In each case, the calculator converts a rate into a total, which is one of the most practical uses of integration.
Data tables for context and scale
Real data helps show why integration and area under a line are valuable. If you model a trend line for population growth or electricity usage, the area under that line represents the cumulative total over time. This is where a linear approximation can provide useful insights, especially when detailed data is not available for every point in time. The following tables use publicly reported statistics from government sources, which you can explore in more detail through the linked references.
| Year | U.S. population (millions) | Source note |
|---|---|---|
| 2010 | 308.7 | Decennial Census |
| 2020 | 331.4 | Decennial Census |
| 2023 estimate | 334.9 | Population estimate |
| Year | Average residential electricity use per customer (kWh) | Notes |
|---|---|---|
| 2018 | 10812 | Annual average |
| 2019 | 10791 | Annual average |
| 2020 | 10715 | Annual average |
| 2021 | 10632 | Annual average |
| 2022 | 10791 | Annual average |
Population data comes from the U.S. Census Bureau. Electricity statistics are published by the U.S. Energy Information Administration. Both datasets are good examples of how a line can approximate changes across time and how the area under that line can express cumulative impact. For unit consistency and conversion standards, the National Institute of Standards and Technology provides authoritative guidance.

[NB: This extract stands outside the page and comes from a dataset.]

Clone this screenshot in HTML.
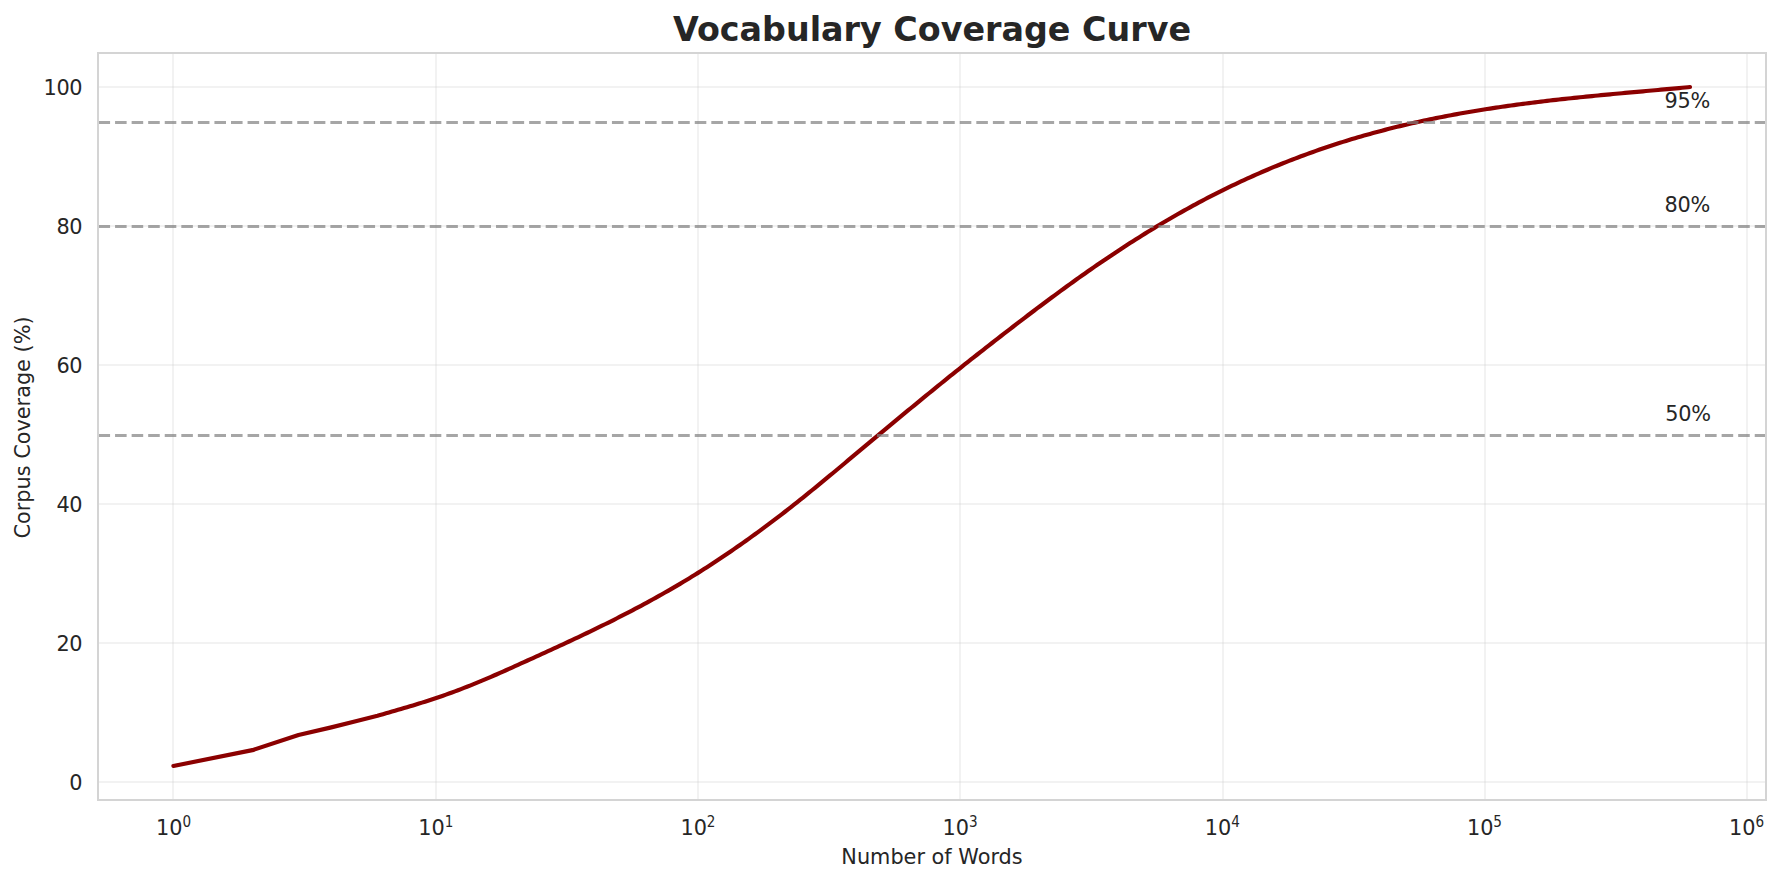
<!DOCTYPE html>
<html lang="en">
<head>
<meta charset="utf-8">
<title>Vocabulary Coverage Curve</title>
<style>
html,body{margin:0;padding:0;background:#fff;}
body{width:1780px;height:883px;overflow:hidden;}
svg{display:block;}
svg text{font-family:"DejaVu Sans","Liberation Sans",sans-serif;fill:#262626;}
.t{font-size:20.833px;}
.s{font-size:14.583px;}
.title{font-size:33.333px;font-weight:bold;}
</style>
</head>
<body>
<svg width="1780" height="883" viewBox="0 0 1780 883">
<rect x="0" y="0" width="1780" height="883" fill="#ffffff"/>
<g fill="#cccccc" fill-opacity="0.255" shape-rendering="crispEdges">
<rect x="172" y="53" width="2" height="747"/>
<rect x="435" y="53" width="2" height="747"/>
<rect x="697" y="53" width="2" height="747"/>
<rect x="959" y="53" width="2" height="747"/>
<rect x="1222" y="53" width="2" height="747"/>
<rect x="1484" y="53" width="2" height="747"/>
<rect x="1746" y="53" width="2" height="747"/>
<rect x="98" y="86" width="1668" height="2"/>
<rect x="98" y="225" width="1668" height="2"/>
<rect x="98" y="364" width="1668" height="2"/>
<rect x="98" y="503" width="1668" height="2"/>
<rect x="98" y="642" width="1668" height="2"/>
<rect x="98" y="781" width="1668" height="2"/>
</g>
<path d="M173.4,765.95 L252.4,750.15 L298.5,735.05 L331.3,727.35 L356.7,721.00 L377.5,715.75 L380.0,715.02 L383.0,714.17 L386.0,713.32 L389.0,712.46 L392.0,711.60 L395.0,710.73 L398.0,709.86 L401.0,708.99 L404.0,708.10 L407.0,707.21 L410.0,706.31 L413.0,705.41 L416.0,704.49 L419.0,703.56 L422.0,702.62 L425.0,701.67 L428.0,700.71 L431.0,699.73 L434.0,698.74 L437.0,697.73 L440.0,696.71 L443.0,695.67 L446.0,694.61 L449.0,693.54 L452.0,692.45 L455.0,691.35 L458.0,690.22 L461.0,689.09 L464.0,687.93 L467.0,686.76 L470.0,685.58 L473.0,684.37 L476.0,683.15 L479.0,681.92 L482.0,680.67 L485.0,679.40 L488.0,678.13 L491.0,676.84 L494.0,675.53 L497.0,674.22 L500.0,672.90 L503.0,671.57 L506.0,670.23 L509.0,668.89 L512.0,667.54 L515.0,666.19 L518.0,664.83 L521.0,663.47 L524.0,662.11 L527.0,660.76 L530.0,659.40 L533.0,658.03 L536.0,656.67 L539.0,655.31 L542.0,653.94 L545.0,652.57 L548.0,651.20 L551.0,649.83 L554.0,648.45 L557.0,647.07 L560.0,645.68 L563.0,644.29 L566.0,642.90 L569.0,641.50 L572.0,640.10 L575.0,638.69 L578.0,637.27 L581.0,635.85 L584.0,634.43 L587.0,633.00 L590.0,631.56 L593.0,630.11 L596.0,628.66 L599.0,627.20 L602.0,625.73 L605.0,624.25 L608.0,622.77 L611.0,621.27 L614.0,619.77 L617.0,618.26 L620.0,616.73 L623.0,615.20 L626.0,613.66 L629.0,612.11 L632.0,610.54 L635.0,608.97 L638.0,607.38 L641.0,605.79 L644.0,604.18 L647.0,602.56 L650.0,600.92 L653.0,599.28 L656.0,597.62 L659.0,595.94 L662.0,594.26 L665.0,592.56 L668.0,590.84 L671.0,589.11 L674.0,587.37 L677.0,585.61 L680.0,583.84 L683.0,582.05 L686.0,580.24 L689.0,578.42 L692.0,576.58 L695.0,574.73 L698.0,572.86 L701.0,570.97 L704.0,569.06 L707.0,567.14 L710.0,565.21 L713.0,563.25 L716.0,561.28 L719.0,559.30 L722.0,557.30 L725.0,555.28 L728.0,553.25 L731.0,551.20 L734.0,549.14 L737.0,547.06 L740.0,544.96 L743.0,542.85 L746.0,540.73 L749.0,538.59 L752.0,536.43 L755.0,534.26 L758.0,532.07 L761.0,529.87 L764.0,527.66 L767.0,525.42 L770.0,523.18 L773.0,520.92 L776.0,518.64 L779.0,516.35 L782.0,514.05 L785.0,511.73 L788.0,509.40 L791.0,507.05 L794.0,504.69 L797.0,502.31 L800.0,499.92 L803.0,497.52 L806.0,495.11 L809.0,492.69 L812.0,490.25 L815.0,487.81 L818.0,485.36 L821.0,482.90 L824.0,480.43 L827.0,477.95 L830.0,475.47 L833.0,472.98 L836.0,470.49 L839.0,467.99 L842.0,465.48 L845.0,462.98 L848.0,460.47 L851.0,457.95 L854.0,455.44 L857.0,452.92 L860.0,450.41 L863.0,447.89 L866.0,445.37 L869.0,442.86 L872.0,440.35 L875.0,437.84 L878.0,435.33 L881.0,432.82 L884.0,430.33 L887.0,427.83 L890.0,425.34 L893.0,422.85 L896.0,420.37 L899.0,417.89 L902.0,415.41 L905.0,412.93 L908.0,410.46 L911.0,408.00 L914.0,405.53 L917.0,403.07 L920.0,400.61 L923.0,398.16 L926.0,395.71 L929.0,393.26 L932.0,390.81 L935.0,388.37 L938.0,385.94 L941.0,383.50 L944.0,381.08 L947.0,378.65 L950.0,376.23 L953.0,373.82 L956.0,371.42 L959.0,369.02 L962.0,366.62 L965.0,364.23 L968.0,361.85 L971.0,359.47 L974.0,357.10 L977.0,354.74 L980.0,352.38 L983.0,350.03 L986.0,347.68 L989.0,345.33 L992.0,342.99 L995.0,340.66 L998.0,338.32 L1001.0,336.00 L1004.0,333.67 L1007.0,331.36 L1010.0,329.04 L1013.0,326.73 L1016.0,324.43 L1019.0,322.13 L1022.0,319.84 L1025.0,317.55 L1028.0,315.27 L1031.0,312.99 L1034.0,310.72 L1037.0,308.46 L1040.0,306.21 L1043.0,303.96 L1046.0,301.72 L1049.0,299.49 L1052.0,297.27 L1055.0,295.05 L1058.0,292.85 L1061.0,290.65 L1064.0,288.46 L1067.0,286.28 L1070.0,284.11 L1073.0,281.96 L1076.0,279.81 L1079.0,277.67 L1082.0,275.54 L1085.0,273.43 L1088.0,271.32 L1091.0,269.23 L1094.0,267.15 L1097.0,265.07 L1100.0,263.02 L1103.0,260.97 L1106.0,258.94 L1109.0,256.91 L1112.0,254.91 L1115.0,252.91 L1118.0,250.92 L1121.0,248.95 L1124.0,246.99 L1127.0,245.05 L1130.0,243.11 L1133.0,241.19 L1136.0,239.28 L1139.0,237.39 L1142.0,235.51 L1145.0,233.64 L1148.0,231.79 L1151.0,229.95 L1154.0,228.12 L1157.0,226.31 L1160.0,224.51 L1163.0,222.72 L1166.0,220.95 L1169.0,219.20 L1172.0,217.46 L1175.0,215.73 L1178.0,214.02 L1181.0,212.32 L1184.0,210.63 L1187.0,208.97 L1190.0,207.31 L1193.0,205.67 L1196.0,204.05 L1199.0,202.44 L1202.0,200.85 L1205.0,199.27 L1208.0,197.70 L1211.0,196.15 L1214.0,194.62 L1217.0,193.10 L1220.0,191.59 L1223.0,190.10 L1226.0,188.63 L1229.0,187.17 L1232.0,185.72 L1235.0,184.29 L1238.0,182.87 L1241.0,181.46 L1244.0,180.07 L1247.0,178.70 L1250.0,177.34 L1253.0,175.99 L1256.0,174.65 L1259.0,173.33 L1262.0,172.03 L1265.0,170.74 L1268.0,169.46 L1271.0,168.20 L1274.0,166.94 L1277.0,165.71 L1280.0,164.49 L1283.0,163.28 L1286.0,162.08 L1289.0,160.90 L1292.0,159.73 L1295.0,158.57 L1298.0,157.43 L1301.0,156.30 L1304.0,155.19 L1307.0,154.08 L1310.0,153.00 L1313.0,151.92 L1316.0,150.86 L1319.0,149.81 L1322.0,148.77 L1325.0,147.75 L1328.0,146.74 L1331.0,145.74 L1334.0,144.75 L1337.0,143.78 L1340.0,142.82 L1343.0,141.87 L1346.0,140.94 L1349.0,140.01 L1352.0,139.10 L1355.0,138.21 L1358.0,137.32 L1361.0,136.45 L1364.0,135.58 L1367.0,134.73 L1370.0,133.89 L1373.0,133.07 L1376.0,132.25 L1379.0,131.45 L1382.0,130.65 L1385.0,129.87 L1388.0,129.10 L1391.0,128.34 L1394.0,127.59 L1397.0,126.85 L1400.0,126.12 L1403.0,125.40 L1406.0,124.69 L1409.0,124.00 L1412.0,123.31 L1415.0,122.63 L1418.0,121.96 L1421.0,121.30 L1424.0,120.65 L1427.0,120.01 L1430.0,119.38 L1433.0,118.76 L1436.0,118.15 L1439.0,117.55 L1442.0,116.95 L1445.0,116.37 L1448.0,115.79 L1451.0,115.22 L1454.0,114.66 L1457.0,114.11 L1460.0,113.57 L1463.0,113.04 L1466.0,112.51 L1469.0,111.99 L1472.0,111.48 L1475.0,110.97 L1478.0,110.48 L1481.0,109.99 L1484.0,109.51 L1487.0,109.03 L1490.0,108.57 L1493.0,108.11 L1496.0,107.65 L1499.0,107.21 L1502.0,106.77 L1505.0,106.33 L1508.0,105.91 L1511.0,105.49 L1514.0,105.07 L1517.0,104.66 L1520.0,104.26 L1523.0,103.86 L1526.0,103.47 L1529.0,103.09 L1532.0,102.71 L1535.0,102.33 L1538.0,101.96 L1541.0,101.60 L1544.0,101.24 L1547.0,100.88 L1550.0,100.53 L1553.0,100.19 L1556.0,99.85 L1559.0,99.51 L1562.0,99.18 L1565.0,98.85 L1568.0,98.53 L1571.0,98.21 L1574.0,97.89 L1577.0,97.58 L1580.0,97.27 L1583.0,96.96 L1586.0,96.66 L1589.0,96.36 L1592.0,96.06 L1595.0,95.77 L1598.0,95.48 L1601.0,95.19 L1604.0,94.90 L1607.0,94.61 L1610.0,94.33 L1613.0,94.05 L1616.0,93.77 L1619.0,93.49 L1622.0,93.21 L1625.0,92.94 L1628.0,92.66 L1631.0,92.39 L1634.0,92.12 L1637.0,91.85 L1640.0,91.58 L1643.0,91.31 L1646.0,91.04 L1649.0,90.77 L1652.0,90.50 L1655.0,90.23 L1658.0,89.96 L1661.0,89.69 L1664.0,89.41 L1667.0,89.14 L1670.0,88.87 L1673.0,88.60 L1676.0,88.32 L1679.0,88.05 L1682.0,87.77 L1685.0,87.49 L1688.0,87.21 L1690.0,87.02" fill="none" stroke="#8b0000" stroke-width="4.167" stroke-linejoin="round" stroke-linecap="round"/>
<g stroke="#808080" stroke-opacity="0.7" stroke-width="3.125" stroke-dasharray="11.5625 5" fill="none">
<line x1="98.5" y1="122.5" x2="1766" y2="122.5"/>
<line x1="98.5" y1="226.5" x2="1766" y2="226.5"/>
<line x1="98.5" y1="435.5" x2="1766" y2="435.5"/>
</g>
<rect x="98" y="53" width="1668" height="747" fill="none" stroke="#d4d4d4" stroke-width="2" shape-rendering="crispEdges"/>
<text class="t" x="82.3" y="94.9" text-anchor="end" letter-spacing="-0.3">100</text>
<text class="t" x="82.3" y="233.9" text-anchor="end" letter-spacing="-0.3">80</text>
<text class="t" x="82.3" y="372.9" text-anchor="end" letter-spacing="-0.3">60</text>
<text class="t" x="82.3" y="511.9" text-anchor="end" letter-spacing="-0.3">40</text>
<text class="t" x="82.3" y="650.9" text-anchor="end" letter-spacing="-0.3">20</text>
<text class="t" x="82.3" y="789.9" text-anchor="end" letter-spacing="-0.3">0</text>
<text class="t" x="156.1" y="834.9">10</text>
<text class="s" transform="translate(182.5,826.8) scale(0.93,1.12)">0</text>
<text class="t" x="418.3" y="834.9">10</text>
<text class="s" transform="translate(444.7,826.8) scale(0.93,1.12)">1</text>
<text class="t" x="680.4" y="834.9">10</text>
<text class="s" transform="translate(706.8,826.8) scale(0.93,1.12)">2</text>
<text class="t" x="942.6" y="834.9">10</text>
<text class="s" transform="translate(969.0,826.8) scale(0.93,1.12)">3</text>
<text class="t" x="1204.8" y="834.9">10</text>
<text class="s" transform="translate(1231.2,826.8) scale(0.93,1.12)">4</text>
<text class="t" x="1466.9" y="834.9">10</text>
<text class="s" transform="translate(1493.3,826.8) scale(0.93,1.12)">5</text>
<text class="t" x="1729.1" y="834.9">10</text>
<text class="s" transform="translate(1755.5,826.8) scale(0.93,1.12)">6</text>
<text class="t" x="1664.6" y="107.6" letter-spacing="-0.3">95%</text>
<text class="t" x="1664.6" y="211.8" letter-spacing="-0.3">80%</text>
<text class="t" x="1665.3" y="420.9" letter-spacing="-0.3">50%</text>
<text class="t" x="932" y="863.9" text-anchor="middle">Number of Words</text>
<text class="t" transform="translate(30.2,427.5) rotate(-90)" text-anchor="middle">Corpus Coverage (%)</text>
<text class="title" x="932" y="40.6" text-anchor="middle">Vocabulary Coverage Curve</text>
</svg>
</body>
</html>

Best practices and error checks
Even with a calculator, it is important to sanity check your inputs and outputs. Small mistakes can flip signs or produce unrealistic totals. A few best practices will keep your results accurate and interpretable:
- Confirm the bounds match the question. If you integrate over the wrong interval, the area will not represent the correct total.
- Check units. If x is in hours and y is in dollars per hour, the area is dollars. If x is seconds and y is meters per second, the area is meters.
- If the result seems too large or too small, inspect the slope. A steep slope can create a very large area over modest intervals.
- When using two points, make sure the x values are different. A vertical line cannot be represented by a single valued function y = f(x).
The calculator highlights errors like missing inputs and uses a chart so you can visually confirm that the line looks reasonable for the given values.
Frequently asked questions
Is the answer always positive?
No. The signed area depends on whether the line is above or below the x axis. If the line is below the axis, the signed area is negative because the function values are negative. This is helpful in contexts like net change or displacement. The calculator also reports geometric area so you can focus on total magnitude when that is needed.
What if my bounds are reversed?
Some problems present bounds in reverse order. Mathematically, integrating from a higher value to a lower value flips the sign. The calculator swaps the bounds for plotting while still reporting the signed area, and it notes that it made a swap so you can interpret the result correctly.
Can I use the calculator for piecewise lines?
The current calculator works with a single line. If your function has different slopes in different intervals, compute each interval separately and add the results. This mirrors how you would handle a piecewise function in calculus and ensures the final answer remains accurate and transparent.
How does the chart help?
The chart shows the line and the filled area beneath it. This visual feedback is useful because it lets you compare the numeric result with the overall shape. If the area looks small but the number is large, you know to recheck your inputs. Visual interpretation is one of the best ways to build intuition about integrals.